The family of a west Belfast man awarded the maximum £1m compensation for being wrongly convicted of murdering a British soldier are not entitled to have their six-figure legal bill covered, the Court of Appeal has ruled.
Senior judges held that a statutory cap means the Department of Justice is under no obligation to pay the £120,000 costs of Liam Holden’s successful miscarriage of justice case.
But Lady Chief Justice Dame Siobhan Keegan suggested the authorities could still make the payment as a gesture of goodwill.
Mr Holden, who died in 2022, was the last man in the UK to be sentenced to hang after being found guilty of killing Private Frank Bell back in 1972.
The death penalty was commuted to life in prison before a 40-year fight to clear his name resulted in the quashing of the murder conviction in 2012.
Mr Holden always maintained British soldiers tortured him in order to obtain a false confession to Private Bell.
He later accepted £1m compensation for the miscarriage of justice, the maximum pay-out available under the terms of the Criminal Justice Act 1988.
In a separate civil action against the Ministry of Defence, his estate was also awarded £350,000 damages last year for how he had been humiliated and exposed to violent waterboarding interrogation techniques during detention.

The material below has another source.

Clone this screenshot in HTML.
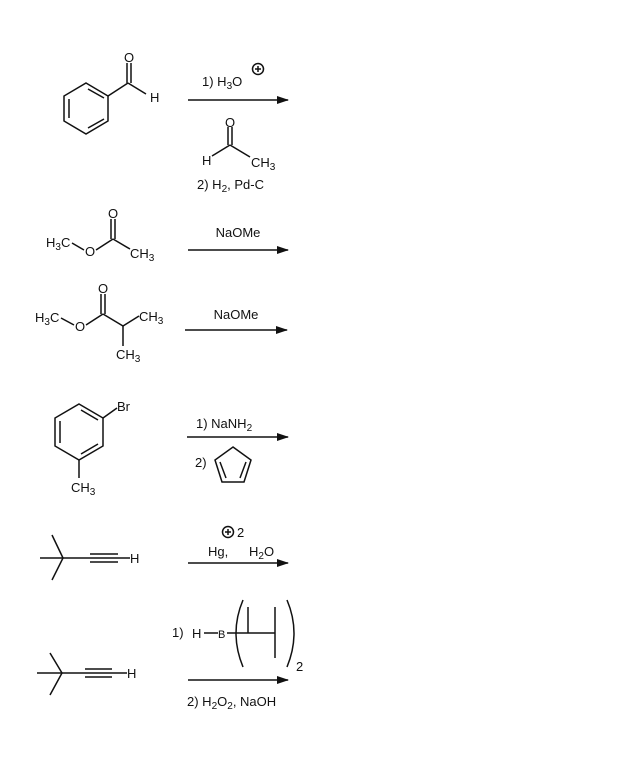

By that stage, the family’s legal costs in the miscarriage of justice case had been assessed as just over £120,000.
Judicial review proceedings were brought against the Department of Justice for refusing to foot the bill due to the cap on payments imposed by legislation.

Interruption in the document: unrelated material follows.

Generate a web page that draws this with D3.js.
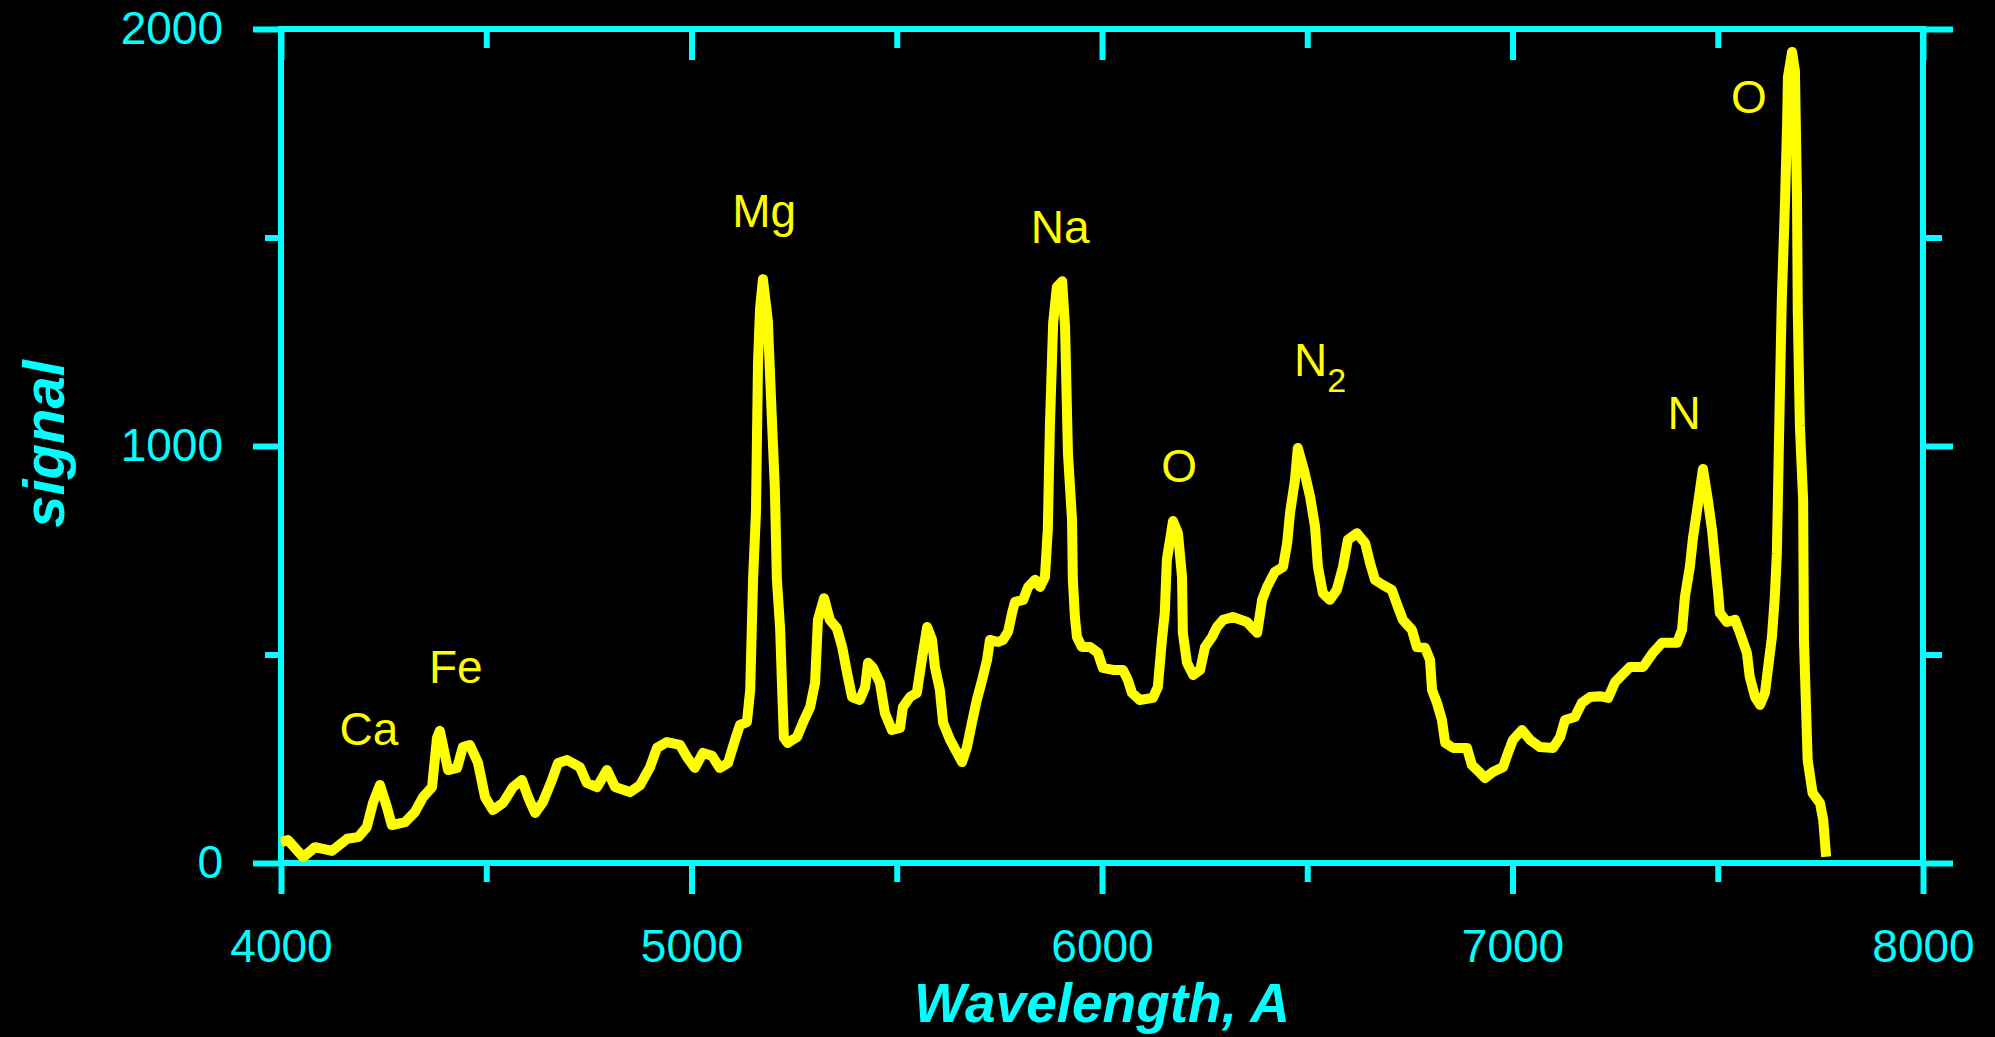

The family’s lawyers claimed it was unlikely Parliament intended compensation to include the associated costs of obtaining that outcome.

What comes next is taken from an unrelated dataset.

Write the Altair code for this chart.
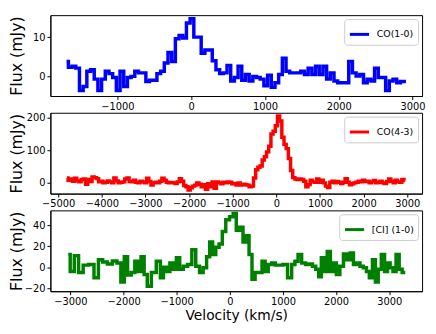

Counsel for the department insisted, however, that whatever is paid out under the 1988 Act cannot exceed the statutory maximum of £1m.
Based on that position, Dame Siobhan said it was unsatisfactory to have engaged in a costs assessment process.
“The result is that the appellant and the solicitors can justifiably feel aggrieved that costs were not paid,” she stated.
However, she stressed the issue centred on the legal authority to pay out over the £1m cap.
If that circumstance arises the legislation does clearly prevent any further payment,” she held.
Dismissing the family’s challenge, she confirmed the department’s position to be legally correct adding: “The respondent could as an expression of goodwill pay the costs in this case given the tenable view that the taxation process was entered into with the expectation that costs would follow”.